Ontario Judge Throws Out Mandatory Minimum Sentencing

The Globe and Mail reported Ontario Superior Court Justice Bruce Durno has ruled against one of the federal Conservative’s mandatory minimum drug laws.

Duc Vu previously plead guilty to working in a cannabis grow-op and was given a six-month minimum sentence for growing between six and 200 cannabis plants for the purpose of trafficking. Vu then challenged the ruling, and said the mandatory sentences were “cruel and unusual punishment.”

Durno agreed, though not that Vu was undeserving of the punishment, but that minimum sentencing could potentially impact those citizens that were not criminals.

The judge based his decision on a hypothetical case of a person legally entitled to produce cannabis, but mistakenly producing more than allowed.
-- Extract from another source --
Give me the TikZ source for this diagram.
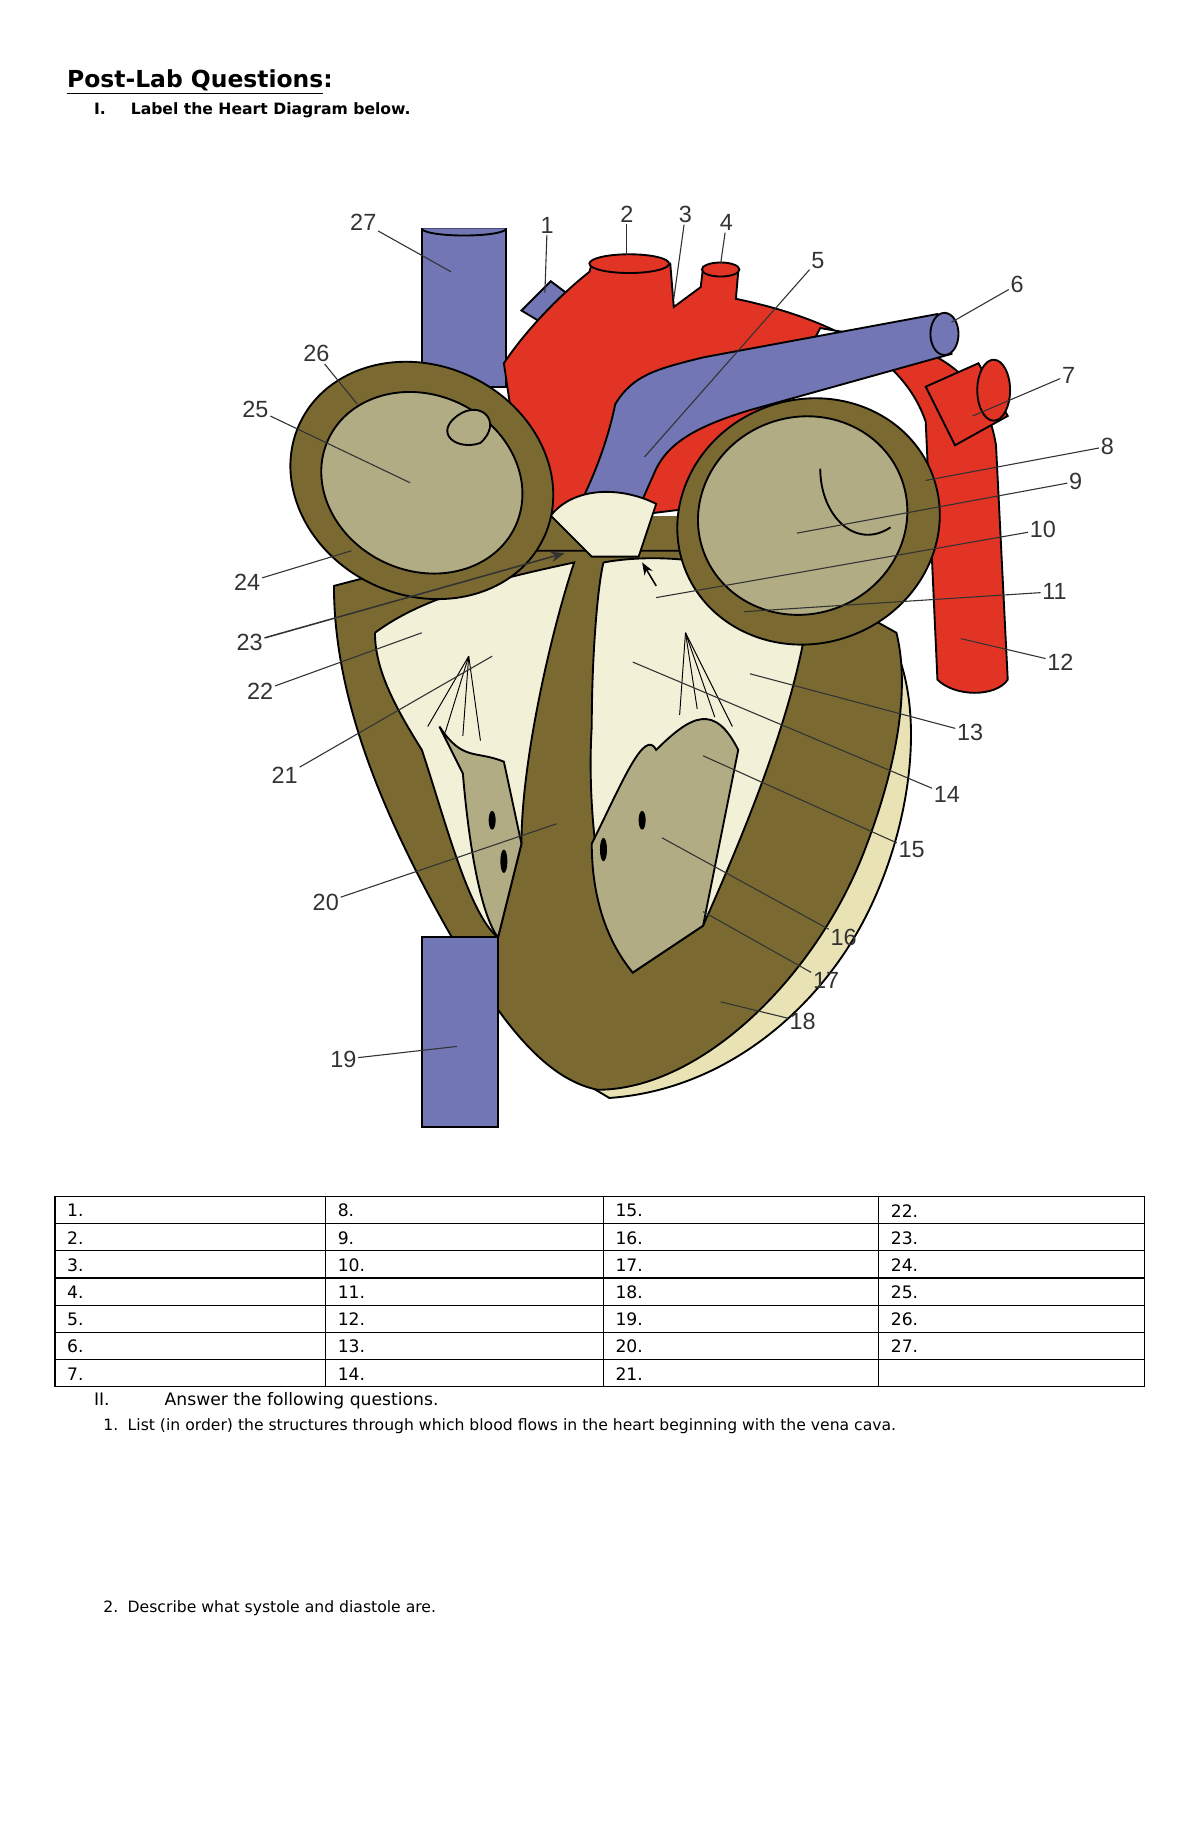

Durno said he had, by chance, been at another court where a licensed grower had been charged with producing 265 plants when he was only allowed to grow 122.

“The deprivation of liberty occasioned by a six-month jail term would be grossly disproportionate for a law-abiding citizen who made an honest mistake,” Durno wrote in his ruling.

While the ruling is only applicable in Ontario, it could set precedence nationally for similar challenges.

The Conservatives pushed the mandatory minimum sentences in 2012, as part of their agenda toward drug, violence and sex related crimes.

A 2002 report on mandatory minimum sentences prepared for the Justice Department found the practice to be the least effective measure to deal with drug offences and that both consumption and drug-related crime are unaffected by the mandatory minimums.

“MMS are blunt instruments that provide a poor return on taxpayers’ dollars because they fail to distinguish between low and high-level, as well as hardcore versus transient dealers,” the report stated. “Treatment-oriented approaches are more cost effective than harsh prison terms.”

In April, Chief Justice Beverley McLachlin, writing on behalf of the Supreme Court, made a similar ruling, striking down three-year minimum sentences for gun possession.

McLachlin wrote that the mandatory minimums could potentially punish those that have no fault and pose no danger to the public – for instance, inheriting a firearm and not immediately licensing it, which could send the offender away for three years.

“There exists a ‘cavernous disconnect’ between the severity of the licensing-type offence and the mandatory minimum three-year term of imprisonment,” McLachlin wrote.

Durno also found mandatory sentences for cannabis production endangering public safety to be unconstitutional on the grounds that a gardener tending plants could be sentenced, without knowing anything of the operating dangers.

Vu’s lawyer, Meara Conway, was pleased with Durno’s ruling.

“Parliament is attempting to micromanage the sentencing process and wrest control from trial judges,” Conway said.

Vu was found by police hiding in a clothes dryer with 1,020 cannabis plants and a hydro bypass to steal electrical power. Vu pleaded guilty to production of marijuana and theft of hydro.